The network is in talks to buy a stake in Paxson Communications Corp., which owns or operates 73 television stations across the country, The Wall Street Journal reported yesterday.
The talks focus on NBC buying 32 percent of Paxson, the newspaper reported, citing unidentified sources familiar with the talks. The move would be worth more than $300 million at current stock values.
Last week, Paxson said it had hired Salomon Smith Barney to explore its options following a federal decision allowing a single company to own more than one TV station in a local market.
The Federal Communications Commission decision allows Paxson to sell nearly a third of its stock to a TV network.
Launched last year, Paxson's Pax TV has a presence in most of the nation's largest markets but has been struggling to find an audience for its rerun-heavy programming, often attracting less than 1 million of the 100 million households it reaches.
If NBC's bid is successful, Pax TV's family-friendly programming may give way to a network of secondary NBC stations. This week's Broadcasting & Cable magazine suggests NBC could use secondary stations to move into local sports programming or to create a teen-skewing network like The WB without draining viewers from NBC.
The Wall Street Journal reports NBC may use secondary stations as leverage in bargaining with affiliates. If NBC can't reach an acceptable financial agreement with an affiliate, it could pull its programming and put it on the Pax station.
The uncertain future of Pax TV raises questions about the sale of WQEX, Channel 16.
The proposed sale, which has been awaiting an FCC decision since July 1997, would allow WQED and WPCB to split the $35 million Paxson is paying for WPCB's spot on the dial. WPCB, a Christian station owned by Cornerstone TeleVision, would move from Channel 40 to Channel 16. Pax TV would take over Channel 40.
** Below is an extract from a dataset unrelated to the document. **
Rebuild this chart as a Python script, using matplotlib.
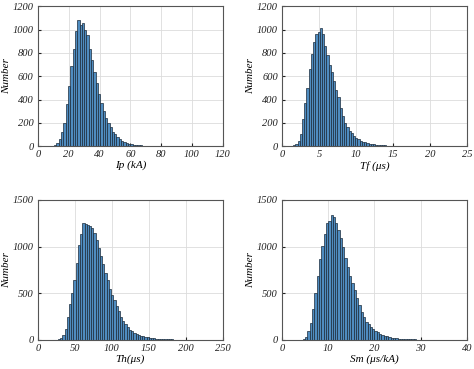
import matplotlib
matplotlib.use("Agg")
import matplotlib.pyplot as plt

# Ip (kA): bin width 1.5, first bin centre 6.75
ip_start, ip_width = 6.75, 1.5
ip_counts = [1, 2, 5, 12, 30, 60, 120, 200, 360, 520, 690, 830, 985, 1080,
             1040, 1055, 1000, 950, 830, 740, 640, 540, 450, 370, 300, 245,
             200, 160, 125, 100, 80, 62, 48, 36, 28, 21, 16, 12, 10, 8, 6, 5,
             4, 3, 3, 2, 2, 1, 1, 1]

# Tf (us): bin width 0.3, first bin centre 1.05
tf_start, tf_width = 1.05, 0.3
tf_counts = [1, 2, 6, 15, 40, 100, 230, 370, 500, 660, 790, 890, 960, 975,
             1010, 960, 860, 780, 700, 635, 560, 480, 420, 330, 260, 200, 160,
             130, 110, 90, 70, 58, 48, 38, 32, 27, 21, 17, 14, 12, 10, 8, 7, 6,
             5, 4, 3, 3, 2, 2, 1, 1, 1]

# Th (us): bin width 3, first bin centre 22.5
th_start, th_width = 22.5, 3.0
th_counts = [1, 3, 8, 20, 50, 120, 240, 380, 500, 640, 820, 1020, 1130, 1250,
             1245, 1230, 1220, 1200, 1150, 1075, 990, 900, 810, 720, 640, 550,
             485, 430, 360, 310, 250, 200, 170, 135, 110, 95, 78, 62, 52, 42,
             36, 31, 27, 22, 18, 15, 12, 10, 9, 8, 7, 6, 5, 4, 3, 3, 2, 2, 2, 1]

# Sm (us/kA): bin width 0.5, first bin centre 3.75
sm_start, sm_width = 3.75, 0.5
sm_counts = [1, 3, 10, 35, 90, 180, 330, 500, 680, 870, 1010, 1130, 1250, 1280,
             1340, 1320, 1250, 1180, 1090, 1000, 880, 780, 690, 610, 530, 450,
             370, 300, 240, 195, 165, 135, 112, 95, 82, 68, 55, 45, 36, 30, 25,
             20, 16, 13, 11, 9, 7, 6, 5, 4, 4, 3, 3, 2, 2, 2, 1, 1, 1, 1]

panels = [
    (ip_start, ip_width, ip_counts, "Ip (kA)", (0, 120), range(0, 121, 20), (0, 1200), range(0, 1201, 200)),
    (tf_start, tf_width, tf_counts, "Tf (\u03bcs)", (0, 25), range(0, 26, 5), (0, 1200), range(0, 1201, 200)),
    (th_start, th_width, th_counts, "Th(\u03bcs)", (0, 250), range(0, 251, 50), (0, 1500), range(0, 1501, 500)),
    (sm_start, sm_width, sm_counts, "Sm (\u03bcs/kA)", (0, 40), range(0, 41, 10), (0, 1500), range(0, 1501, 500)),
]

positions = [
    [0.080, 0.604, 0.390, 0.379],
    [0.595, 0.604, 0.390, 0.379],
    [0.080, 0.079, 0.390, 0.379],
    [0.595, 0.079, 0.390, 0.379],
]

plt.rcParams["font.family"] = ["Liberation Serif", "DejaVu Serif"]
plt.rcParams["font.style"] = "italic"

fig = plt.figure(figsize=(4.74, 3.69), dpi=100)

for (start, width, counts, xlabel, xlim, xticks, ylim, yticks), pos in zip(panels, positions):
    ax = fig.add_axes(pos)
    centres = [start + i * width for i in range(len(counts))]
    ax.bar(centres, counts, width=width, color="#4f8cc0",
           edgecolor="#1c2b3a", linewidth=0.5)
    ax.set_xlim(*xlim)
    ax.set_ylim(*ylim)
    ax.set_xticks(list(xticks))
    ax.set_yticks(list(yticks))
    ax.grid(True, color="#dcdcdc", linewidth=0.6)
    ax.set_axisbelow(True)
    ax.tick_params(direction="in", length=2, labelsize=7.5, colors="#222222",
                   pad=3)
    for s in ax.spines.values():
        s.set_color("#555555")
        s.set_linewidth(0.8)
    ax.set_xlabel(xlabel, fontsize=8, labelpad=1)
    ax.set_ylabel("Number", fontsize=8, labelpad=1)

fig.savefig("out.png", dpi=100)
Steve Lerman, Washington, D.C.-based communications counsel for WQED, said there would be no negative impact on the WQEX deal if NBC buys into Pax.
"I would view it as a positive," Lerman said. "I would view it as a strategic alliance that would enhance Paxson and it wouldn't have any negative effect on Paxson's need or desire for a Pittsburgh outlet."
Pax paid WQED a $1 million advance on the purchase of WQEX earlier this year. Under terms of the agreement, if Pax pulls out of the deal, WQED gets to keep the money.
Nancy David Udell, vice president of publicity for Pax TV, said the company has no comment on the potential deal with NBC.